Butler credited Sister Sally Duffy, a Sister of Charity of Cincinnati, with the initiative that drew FADICA and the Leadership Conference of Women Religious together to form the New Orleans Recovery Project.

Sister Sally, president and CEO of her order’s SC Ministry Foundation and a FADICA board member, said that after Katrina the LCWR – whose members represent 67,000 women religious around the nation – posted reports of the needs of New Orleans religious orders on its Web site.

A number of orders including hers made direct contributions to some of the groups, but the needs exceeded the capability of contributions available from fellow religious orders.

She asked Butler to spearhead a Catholic foundation appeal and helped him arrange for leaders of two of the New Orleans women’s congregations to speak at the fall 2006 FADICA meeting, held in New Orleans to focus on church needs there.

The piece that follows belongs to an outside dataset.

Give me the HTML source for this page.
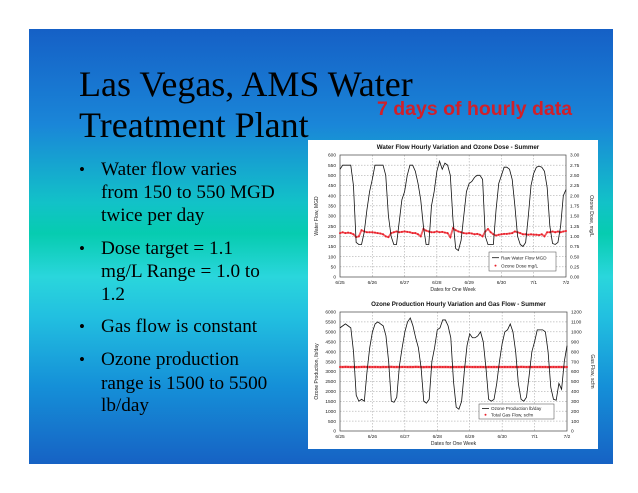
<!DOCTYPE html>
<html><head><meta charset="utf-8"><style>
html,body{margin:0;padding:0;background:#fff;}
#wrap{position:relative;width:638px;height:493px;overflow:hidden;background:#fff;}
#slide{position:absolute;left:29px;top:29px;width:584px;height:435px;
background:linear-gradient(to bottom,#1560c6 0%,#1a86d8 22%,#12c2c8 40%,#06ccb0 47%,#2ad6dc 57%,#22c0e0 66%,#1590d8 82%,#1662c4 100%);}
.serif{font-family:"Liberation Serif",serif;color:#000;position:absolute;white-space:nowrap;}
.t{font-size:36px;line-height:36px;left:50px;}
.b{font-size:19.2px;line-height:19px;left:72px;}
.d{font-size:17px;line-height:19px;left:50px;}
#red{position:absolute;left:348px;top:70px;font:bold 19.5px/20px "Liberation Sans",sans-serif;color:#d0202a;white-space:nowrap;}
svg text{font-family:"Liberation Sans",sans-serif;}
</style></head><body>
<div id="wrap">
<div id="slide">
<div class="serif t" style="top:37px">Las Vegas, AMS Water</div>
<div class="serif t" style="top:78px">Treatment Plant</div>
<div id="red">7 days of hourly data</div>
<div>
<div class="serif d" style="top:131px">•</div>
<div class="serif b" style="top:131px">Water flow varies</div>
<div class="serif b" style="top:154px">from 150 to 550 MGD</div>
<div class="serif b" style="top:177px">twice per day</div>
<div class="serif d" style="top:210px">•</div>
<div class="serif b" style="top:210px">Dose target = 1.1</div>
<div class="serif b" style="top:233px">mg/L Range = 1.0 to</div>
<div class="serif b" style="top:256px">1.2</div>
<div class="serif d" style="top:288px">•</div>
<div class="serif b" style="top:288px">Gas flow is constant</div>
<div class="serif d" style="top:321px">•</div>
<div class="serif b" style="top:321px">Ozone production</div>
<div class="serif b" style="top:345px">range is 1500 to 5500</div>
<div class="serif b" style="top:367px">lb/day</div>
</div>
</div>
<svg id="charts" width="638" height="493" style="position:absolute;left:0;top:0"></svg>
</div>
<script>
const dayLabels=["6/25","6/26","6/27","6/28","6/29","6/30","7/1","7/2"];
const flowLeftTicks=[0,50,100,150,200,250,300,350,400,450,500,550,600];
const doseRightTicks=["0.00","0.25","0.50","0.75","1.00","1.25","1.50","1.75","2.00","2.25","2.50","2.75","3.00"];
const ozoneLeftTicks=[0,500,1000,1500,2000,2500,3000,3500,4000,4500,5000,5500,6000];
const gasRightTicks=[0,100,200,300,400,500,600,700,800,900,1000,1100,1200];
// 2-hour samples, 7 days
const waterFlow=[530,550,550,550,550,450,170,160,160,220,330,420,
480,550,550,550,550,500,300,200,160,160,270,380,
420,500,550,550,520,460,380,250,160,160,350,420,
520,570,530,560,550,500,280,140,130,180,300,420,
460,470,490,500,500,480,200,160,160,160,330,460,
500,540,540,530,480,350,200,160,150,170,300,450,
510,540,545,540,520,440,250,165,160,170,250,400,430];
const ozoneDose=[1.08,1.10,1.08,1.09,1.08,1.05,0.98,1.00,1.15,1.12,1.10,1.10,
1.10,1.09,1.08,1.07,1.05,1.00,0.98,1.08,1.10,1.12,1.10,1.11,
1.12,1.11,1.10,1.08,1.08,1.05,1.00,1.18,1.14,1.12,1.10,1.10,
1.12,1.10,1.11,1.09,1.08,0.98,1.20,1.15,1.12,1.10,1.08,1.07,
1.08,1.07,1.05,1.06,1.04,1.00,1.12,1.18,1.10,1.05,1.02,1.04,
1.05,1.06,1.06,1.07,1.08,1.12,1.10,1.08,1.05,1.05,1.04,1.05,
1.04,1.04,1.03,1.05,1.00,1.10,1.10,1.12,1.10,1.12,1.10,1.12,1.13];
const ozoneProd=[5200,5300,5400,5300,5200,4000,1800,1500,1600,1500,3000,4200,
5000,5400,5500,5400,5300,4800,3500,1500,1450,1700,3300,4200,
5000,5500,5700,5300,4700,4200,3200,1500,1400,1600,3500,4200,
5100,5200,5600,5600,5300,4700,2500,1200,1100,1500,3000,4300,
4900,4700,4700,4800,5000,4500,3200,1600,1500,1600,2400,3500,
4400,5000,5100,5400,5000,4000,2400,1600,1500,1700,2800,4000,
4500,5100,5100,5100,5000,4000,2200,1600,1550,2400,2100,3500,4300];
const gasFlow=[646,645,647,646,645,646,644,645,646,647,645,646,
645,646,645,644,646,645,646,647,645,646,645,646,
646,645,646,645,647,646,645,644,646,645,646,645,
645,646,645,646,645,644,646,645,646,645,646,647,
646,645,646,645,646,645,644,646,645,646,645,646,
645,646,645,646,645,646,645,647,646,645,646,645,
646,645,646,645,646,644,645,646,645,646,645,646,645];

const NS="http://www.w3.org/2000/svg";
const svg=document.getElementById('charts');
function mk(tag,attrs,parent){const e=document.createElementNS(NS,tag);for(const k in attrs)e.setAttribute(k,attrs[k]);(parent||svg).appendChild(e);return e;}

const panel=mk('rect',{x:308,y:140,width:290,height:309,fill:'#fff'});



function drawChart(cfg){
  const g=mk('g',{});
  
  
  const X=i=>cfg.x0+(cfg.x1-cfg.x0)*i/(cfg.n-1);
  const XD=d=>cfg.x0+(cfg.x1-cfg.x0)*d/7;
  const YL=v=>cfg.y1-(cfg.y1-cfg.y0)*v/cfg.lmax;
  const YR=v=>cfg.y1-(cfg.y1-cfg.y0)*v/cfg.rmax;
  cfg.lticks.forEach((t,i)=>{
    const y=YL(t);
    if(i>0&&i<cfg.lticks.length-1) mk('line',{x1:cfg.x0,x2:cfg.x1,y1:y,y2:y,stroke:'#999','stroke-width':0.5,'stroke-dasharray':'1.5,1.5'},g);
    const tl=mk('text',{x:cfg.x0-4,y:y+1.7,'font-size':4.8,'text-anchor':'end',fill:'#222'},g);tl.textContent=t;
    
    
  });
  cfg.rticks.forEach((t,i)=>{
    const y=YR(parseFloat(t));
    const tr=mk('text',{x:cfg.x1+4,y:y+1.7,'font-size':4.8,fill:'#222'},g);tr.textContent=t;
    
    
  });
  dayLabels.forEach((d,i)=>{
    const x=XD(i);
    if(i>0&&i<7) mk('line',{x1:x,x2:x,y1:cfg.y0,y2:cfg.y1,stroke:'#999','stroke-width':0.5,'stroke-dasharray':'1.5,1.5'},g);
    const tx=mk('text',{x:x,y:cfg.y1+7,'font-size':4.8,'text-anchor':'middle',fill:'#222'},g);tx.textContent=d;
    
    
  });
  const fr=mk('rect',{x:cfg.x0,y:cfg.y0,width:cfg.x1-cfg.x0,height:cfg.y1-cfg.y0,fill:'none',stroke:'#444','stroke-width':0.7},g);
  
  
  const tt=mk('text',{x:(cfg.x0+cfg.x1)/2+5,y:cfg.y0-6,'font-size':6.2,'font-weight':'bold','text-anchor':'middle',fill:'#111'},g);tt.textContent=cfg.title;
  
  
  const xt=mk('text',{x:(cfg.x0+cfg.x1)/2,y:cfg.y1+14,'font-size':5,'text-anchor':'middle',fill:'#222'},g);xt.textContent='Dates for One Week';
  
  
  const ym=(cfg.y0+cfg.y1)/2;
  const yl=mk('text',{x:0,y:0,'font-size':5,'text-anchor':'middle',fill:'#222',transform:`translate(${cfg.x0-22},${ym}) rotate(-90)`},g);yl.textContent=cfg.ltitle;
  
  
  const yr=mk('text',{x:0,y:0,'font-size':5,'text-anchor':'middle',fill:'#222',transform:`translate(${cfg.x1+24},${ym}) rotate(90)`},g);yr.textContent=cfg.rtitle;
  
  
  const rp=cfg.red.map((v,i)=>X(i)+','+YR(v)).join(' ');
  const rl=mk('polyline',{points:rp,fill:'none',stroke:'#f04048','stroke-width':cfg.redW,'stroke-opacity':0.85},g);
  
  
  cfg.red.forEach((v,i)=>{
    const c=mk('circle',{cx:X(i),cy:YR(v),r:1,fill:'#e8202a'},g);
    
    
  });
  const bp=cfg.black.map((v,i)=>X(i)+','+YL(v)).join(' ');
  const bl=mk('polyline',{points:bp,fill:'none',stroke:'#111','stroke-width':0.8},g);
  
  
  const L=cfg.leg;
  const lg=mk('g',{},g);
  
  
  mk('rect',{x:L[0],y:L[1],width:L[2],height:L[3],fill:'#fff',stroke:'#444','stroke-width':0.5},lg);
  mk('line',{x1:L[0]+3,x2:L[0]+10,y1:L[1]+L[3]*0.3,y2:L[1]+L[3]*0.3,stroke:'#111','stroke-width':0.8},lg);
  const l1=mk('text',{x:L[0]+12,y:L[1]+L[3]*0.3+1.6,'font-size':4.6,fill:'#222'},lg);l1.textContent=cfg.legB;
  
  
  mk('circle',{cx:L[0]+6.5,cy:L[1]+L[3]*0.72,r:1,fill:'#e8202a'},lg);
  const l2=mk('text',{x:L[0]+12,y:L[1]+L[3]*0.72+1.6,'font-size':4.6,fill:'#222'},lg);l2.textContent=cfg.legR;
  
  
}
drawChart({name:'water-flow-chart',x0:340,x1:566,y0:155,y1:277,n:waterFlow.length,lmax:600,rmax:3,
 lticks:flowLeftTicks,rticks:doseRightTicks,black:waterFlow,red:ozoneDose,redW:1.8,
 blackName:'water-flow-line',redName:'ozone-dose-line',
 title:'Water Flow Hourly Variation and Ozone Dose - Summer',ltitle:'Water Flow, MGD',rtitle:'Ozone Dose, mg/L',
 leg:[489,252,67,19],legB:'Raw Water Flow MGD',legR:'Ozone Dose mg/L'});
drawChart({name:'ozone-production-chart',x0:340,x1:567,y0:312,y1:431,n:ozoneProd.length,lmax:6000,rmax:1200,
 lticks:ozoneLeftTicks,rticks:gasRightTicks.map(String),black:ozoneProd,red:gasFlow,redW:2.4,
 blackName:'ozone-production-line',redName:'gas-flow-line',
 title:'Ozone Production Hourly Variation and Gas Flow - Summer',ltitle:'Ozone Production, lb/day',rtitle:'Gas Flow, scfm',
 leg:[479,404,75,15],legB:'Ozone Production lb/day',legR:'Total Gas Flow, scfm'});
</script>
</body></html>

Following the meeting Butler contacted Sister Carole Shinnick, a Sister of Notre Dame who is LCWR’s executive director, about working together to enlist FADICA members in a short-term campaign to enable women religious based in New Orleans to recover their previous ministries and embark on new ones responding to the Katrina disaster.

Butler and Sister Carole recruited Sister Suzanne Hall, a School Sister of Notre Dame, who was experienced in fundraising, to coordinate the recovery project and assist the congregations in writing up grant requests.

In addition to the Congregation of Our Lady of Mount Carmel, the congregations receiving assistance are the Marianites of Holy Cross, the Sisters of St. Joseph of Medaille, the Ursulines, the Sisters of the Holy Family, the Dominican Sisters of Mary, the Eucharistic Missionaries of St. Dominic and the Sisters of St. Teresa of Jesus, or Teresians.

Sister Chris Perrier, treasurer of the Marianites of Holy Cross, said that despite flood damage to all their houses and school facilities the members of her congregation wanted to return to New Orleans as soon as possible because “we really wanted to be a presence to the people in this area.”

Shortly after Katrina they started the Marianite Bywater Project – named after the upper Ninth Ward neighborhood of Bywater, where they live – to help impoverished residents, many of them senior citizens on fixed incomes, cope with the economic, social, psychological and spiritual aftereffects of Katrina.